§ **INSTRUCTION**: Pick out all lines of the entries that include the word "standalone" and copy them.

---*---

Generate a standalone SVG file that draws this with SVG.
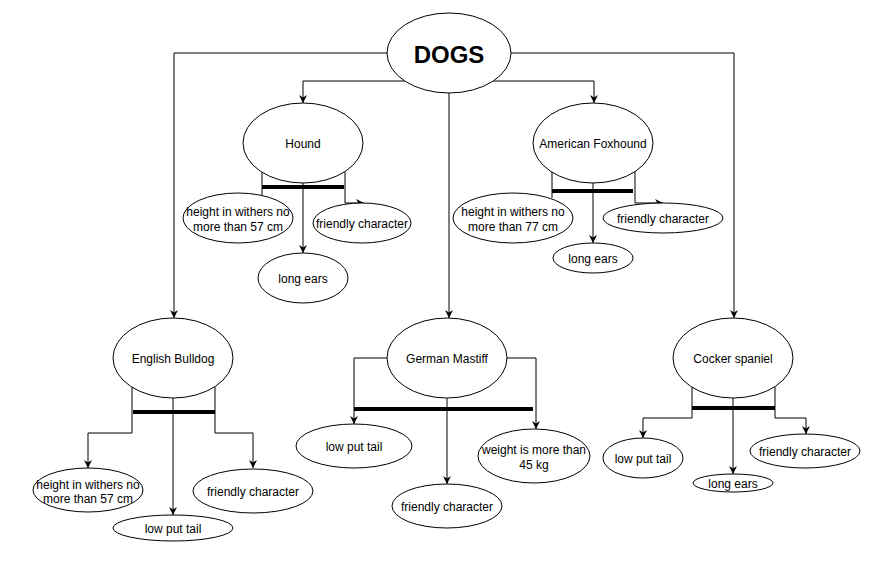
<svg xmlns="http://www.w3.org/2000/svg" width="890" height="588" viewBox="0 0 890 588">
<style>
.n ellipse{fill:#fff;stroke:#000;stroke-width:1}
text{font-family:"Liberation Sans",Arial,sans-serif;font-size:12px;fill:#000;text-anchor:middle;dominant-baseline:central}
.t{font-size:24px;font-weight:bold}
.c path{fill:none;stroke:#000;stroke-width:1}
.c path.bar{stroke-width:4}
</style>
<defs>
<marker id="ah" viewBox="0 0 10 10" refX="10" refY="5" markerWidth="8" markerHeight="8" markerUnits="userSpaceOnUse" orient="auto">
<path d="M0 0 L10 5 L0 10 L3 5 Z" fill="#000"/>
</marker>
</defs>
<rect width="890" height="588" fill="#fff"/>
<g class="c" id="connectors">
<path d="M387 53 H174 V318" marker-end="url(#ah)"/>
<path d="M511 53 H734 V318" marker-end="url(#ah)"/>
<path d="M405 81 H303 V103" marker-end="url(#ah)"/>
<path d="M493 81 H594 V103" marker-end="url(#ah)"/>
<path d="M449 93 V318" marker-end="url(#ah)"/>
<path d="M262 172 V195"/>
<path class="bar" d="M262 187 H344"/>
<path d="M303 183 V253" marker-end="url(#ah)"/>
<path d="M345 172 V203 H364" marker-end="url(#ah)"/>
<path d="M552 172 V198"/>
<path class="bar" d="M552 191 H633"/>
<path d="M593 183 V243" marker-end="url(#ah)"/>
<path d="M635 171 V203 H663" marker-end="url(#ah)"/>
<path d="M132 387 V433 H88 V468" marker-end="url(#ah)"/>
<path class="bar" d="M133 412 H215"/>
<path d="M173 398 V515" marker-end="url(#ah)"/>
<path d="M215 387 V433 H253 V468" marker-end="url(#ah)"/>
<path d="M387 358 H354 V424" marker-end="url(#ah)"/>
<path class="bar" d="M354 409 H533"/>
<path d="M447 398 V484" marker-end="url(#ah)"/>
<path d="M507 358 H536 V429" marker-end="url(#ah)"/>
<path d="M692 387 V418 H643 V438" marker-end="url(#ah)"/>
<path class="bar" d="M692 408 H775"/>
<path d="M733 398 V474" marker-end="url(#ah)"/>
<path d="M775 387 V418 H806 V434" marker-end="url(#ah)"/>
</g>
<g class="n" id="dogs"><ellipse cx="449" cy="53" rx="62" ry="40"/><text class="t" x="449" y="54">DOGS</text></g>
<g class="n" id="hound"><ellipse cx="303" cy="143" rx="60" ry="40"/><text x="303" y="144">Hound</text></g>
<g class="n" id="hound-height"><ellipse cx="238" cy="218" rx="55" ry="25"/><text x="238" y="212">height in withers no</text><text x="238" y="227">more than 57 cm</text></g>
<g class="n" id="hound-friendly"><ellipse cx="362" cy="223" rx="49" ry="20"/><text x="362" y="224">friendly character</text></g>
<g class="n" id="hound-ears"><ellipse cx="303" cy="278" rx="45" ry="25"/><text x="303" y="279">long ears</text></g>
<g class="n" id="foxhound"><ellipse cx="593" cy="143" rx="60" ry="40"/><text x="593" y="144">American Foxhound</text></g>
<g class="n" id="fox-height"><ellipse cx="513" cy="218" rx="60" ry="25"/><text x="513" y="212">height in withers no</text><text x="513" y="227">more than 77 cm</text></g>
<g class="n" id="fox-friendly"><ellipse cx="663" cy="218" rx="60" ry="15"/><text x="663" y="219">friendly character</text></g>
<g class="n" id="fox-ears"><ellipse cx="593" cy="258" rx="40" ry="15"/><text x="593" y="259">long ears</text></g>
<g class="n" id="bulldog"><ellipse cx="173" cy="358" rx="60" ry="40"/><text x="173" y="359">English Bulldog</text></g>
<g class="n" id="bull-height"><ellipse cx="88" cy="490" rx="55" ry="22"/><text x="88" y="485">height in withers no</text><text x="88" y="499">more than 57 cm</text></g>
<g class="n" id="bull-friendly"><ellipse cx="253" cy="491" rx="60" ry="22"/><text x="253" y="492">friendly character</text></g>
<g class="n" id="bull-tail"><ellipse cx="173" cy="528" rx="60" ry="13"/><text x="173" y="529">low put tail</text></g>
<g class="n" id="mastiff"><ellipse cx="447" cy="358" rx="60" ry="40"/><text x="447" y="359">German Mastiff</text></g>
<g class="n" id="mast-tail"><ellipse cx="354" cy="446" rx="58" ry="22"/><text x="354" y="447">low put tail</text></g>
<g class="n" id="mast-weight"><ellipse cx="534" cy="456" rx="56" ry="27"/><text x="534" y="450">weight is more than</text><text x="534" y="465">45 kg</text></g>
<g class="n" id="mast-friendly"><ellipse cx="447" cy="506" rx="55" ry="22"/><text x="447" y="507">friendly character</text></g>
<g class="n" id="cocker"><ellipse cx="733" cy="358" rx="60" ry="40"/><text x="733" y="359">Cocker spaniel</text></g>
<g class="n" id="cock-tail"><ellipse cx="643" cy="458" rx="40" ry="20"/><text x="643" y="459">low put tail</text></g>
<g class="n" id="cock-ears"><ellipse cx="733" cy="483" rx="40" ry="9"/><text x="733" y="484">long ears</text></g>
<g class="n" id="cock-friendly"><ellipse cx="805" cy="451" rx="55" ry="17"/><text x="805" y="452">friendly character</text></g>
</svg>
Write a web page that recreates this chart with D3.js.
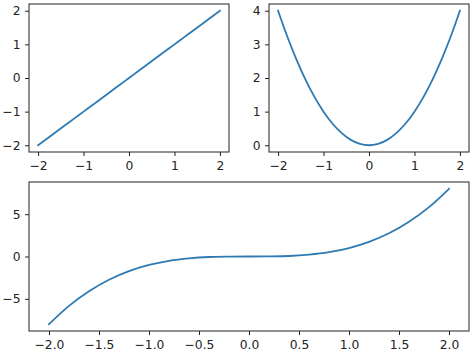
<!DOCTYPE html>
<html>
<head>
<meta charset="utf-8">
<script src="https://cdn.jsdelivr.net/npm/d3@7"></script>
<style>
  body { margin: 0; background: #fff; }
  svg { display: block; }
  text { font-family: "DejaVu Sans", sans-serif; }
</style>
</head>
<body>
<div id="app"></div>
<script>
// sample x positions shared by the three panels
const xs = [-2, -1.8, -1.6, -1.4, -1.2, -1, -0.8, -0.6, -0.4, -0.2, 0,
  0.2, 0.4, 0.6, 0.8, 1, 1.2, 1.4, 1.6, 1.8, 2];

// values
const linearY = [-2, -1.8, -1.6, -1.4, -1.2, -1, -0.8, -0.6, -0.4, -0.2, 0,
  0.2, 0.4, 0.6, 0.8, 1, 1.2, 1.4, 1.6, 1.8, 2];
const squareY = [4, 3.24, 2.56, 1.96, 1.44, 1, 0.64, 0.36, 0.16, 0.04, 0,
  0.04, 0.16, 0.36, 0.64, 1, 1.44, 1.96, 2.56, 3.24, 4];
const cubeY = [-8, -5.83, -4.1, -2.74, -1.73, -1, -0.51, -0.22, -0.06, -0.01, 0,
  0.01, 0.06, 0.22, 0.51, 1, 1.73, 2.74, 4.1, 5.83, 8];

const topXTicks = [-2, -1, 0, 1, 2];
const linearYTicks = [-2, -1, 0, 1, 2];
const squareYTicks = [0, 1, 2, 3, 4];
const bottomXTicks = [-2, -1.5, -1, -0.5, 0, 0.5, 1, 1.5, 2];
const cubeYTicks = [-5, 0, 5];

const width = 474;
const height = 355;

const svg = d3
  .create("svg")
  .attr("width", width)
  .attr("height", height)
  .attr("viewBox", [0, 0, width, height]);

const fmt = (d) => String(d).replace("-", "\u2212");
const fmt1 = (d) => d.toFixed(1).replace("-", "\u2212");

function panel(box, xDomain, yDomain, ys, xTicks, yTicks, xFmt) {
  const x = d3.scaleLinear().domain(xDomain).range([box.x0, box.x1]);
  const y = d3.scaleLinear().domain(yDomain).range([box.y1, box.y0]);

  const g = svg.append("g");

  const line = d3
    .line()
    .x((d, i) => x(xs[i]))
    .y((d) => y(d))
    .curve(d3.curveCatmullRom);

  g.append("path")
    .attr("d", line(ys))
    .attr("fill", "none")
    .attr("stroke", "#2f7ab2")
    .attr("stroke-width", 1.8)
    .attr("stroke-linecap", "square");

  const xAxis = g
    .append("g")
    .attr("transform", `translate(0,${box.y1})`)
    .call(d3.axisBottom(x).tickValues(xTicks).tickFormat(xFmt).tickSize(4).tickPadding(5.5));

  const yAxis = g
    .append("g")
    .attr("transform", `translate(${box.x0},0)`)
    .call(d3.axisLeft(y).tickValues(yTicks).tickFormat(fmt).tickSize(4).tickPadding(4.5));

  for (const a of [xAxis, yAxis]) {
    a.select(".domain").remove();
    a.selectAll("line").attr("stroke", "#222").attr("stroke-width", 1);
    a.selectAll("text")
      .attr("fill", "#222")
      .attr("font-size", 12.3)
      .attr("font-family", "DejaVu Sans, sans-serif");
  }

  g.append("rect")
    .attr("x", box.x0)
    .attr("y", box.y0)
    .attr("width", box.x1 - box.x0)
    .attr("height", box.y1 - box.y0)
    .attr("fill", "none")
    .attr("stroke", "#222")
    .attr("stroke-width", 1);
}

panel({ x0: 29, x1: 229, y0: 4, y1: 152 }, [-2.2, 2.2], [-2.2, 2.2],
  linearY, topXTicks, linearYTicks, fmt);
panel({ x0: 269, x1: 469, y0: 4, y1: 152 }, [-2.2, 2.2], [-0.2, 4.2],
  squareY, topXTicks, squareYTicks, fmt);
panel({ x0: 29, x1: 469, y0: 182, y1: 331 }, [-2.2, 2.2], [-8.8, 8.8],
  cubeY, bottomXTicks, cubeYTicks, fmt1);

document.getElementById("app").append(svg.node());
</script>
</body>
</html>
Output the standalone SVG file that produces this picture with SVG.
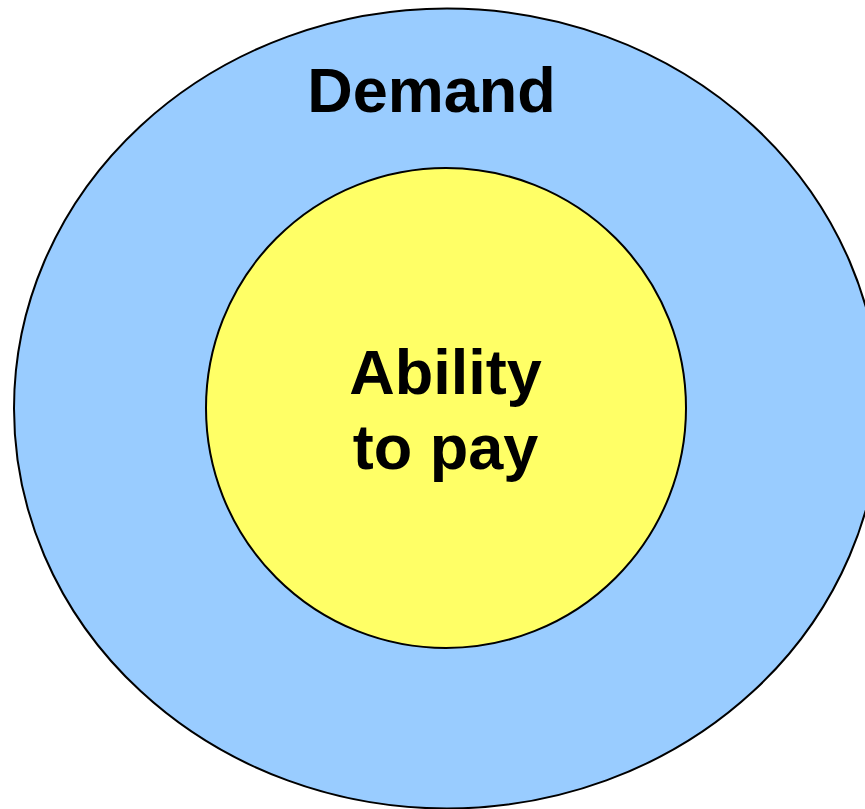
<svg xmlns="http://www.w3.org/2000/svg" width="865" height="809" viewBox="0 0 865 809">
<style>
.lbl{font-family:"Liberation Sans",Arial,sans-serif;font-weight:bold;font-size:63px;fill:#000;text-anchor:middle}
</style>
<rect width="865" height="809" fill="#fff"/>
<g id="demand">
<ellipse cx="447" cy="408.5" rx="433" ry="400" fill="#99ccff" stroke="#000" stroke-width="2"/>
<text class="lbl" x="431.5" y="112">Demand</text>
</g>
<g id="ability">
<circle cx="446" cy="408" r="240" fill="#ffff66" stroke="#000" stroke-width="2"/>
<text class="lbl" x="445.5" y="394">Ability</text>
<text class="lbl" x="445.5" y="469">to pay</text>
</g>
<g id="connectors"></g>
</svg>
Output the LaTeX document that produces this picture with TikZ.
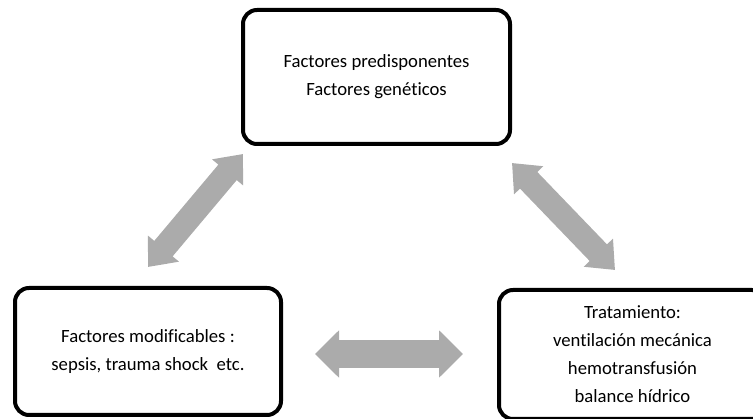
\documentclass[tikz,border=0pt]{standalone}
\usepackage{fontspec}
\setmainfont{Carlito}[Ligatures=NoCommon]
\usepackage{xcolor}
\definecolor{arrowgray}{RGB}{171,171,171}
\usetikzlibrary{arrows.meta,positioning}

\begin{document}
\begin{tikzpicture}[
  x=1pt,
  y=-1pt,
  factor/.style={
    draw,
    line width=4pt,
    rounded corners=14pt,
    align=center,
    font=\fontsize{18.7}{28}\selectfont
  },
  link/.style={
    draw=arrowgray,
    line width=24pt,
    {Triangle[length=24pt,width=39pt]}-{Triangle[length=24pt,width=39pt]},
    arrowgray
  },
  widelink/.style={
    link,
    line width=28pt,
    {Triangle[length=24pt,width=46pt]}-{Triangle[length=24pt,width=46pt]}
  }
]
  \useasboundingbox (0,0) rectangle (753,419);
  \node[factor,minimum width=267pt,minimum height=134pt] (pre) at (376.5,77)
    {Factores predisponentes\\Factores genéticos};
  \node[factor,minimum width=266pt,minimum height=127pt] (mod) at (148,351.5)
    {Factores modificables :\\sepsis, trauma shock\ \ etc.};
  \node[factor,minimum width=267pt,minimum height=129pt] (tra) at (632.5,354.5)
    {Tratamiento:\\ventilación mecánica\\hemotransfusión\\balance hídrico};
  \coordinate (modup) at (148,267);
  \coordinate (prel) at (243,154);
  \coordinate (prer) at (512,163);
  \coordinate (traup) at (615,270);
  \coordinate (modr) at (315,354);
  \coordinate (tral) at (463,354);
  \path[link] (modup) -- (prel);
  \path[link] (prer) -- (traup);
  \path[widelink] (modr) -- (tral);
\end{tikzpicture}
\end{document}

---*---

§ **ANSWER TO THIS TASK**:
Generate a standalone SVG file that draws this with SVG.
Output the standalone SVG file that produces this picture with SVG.
\documentclass[tikz,border=0pt]{standalone}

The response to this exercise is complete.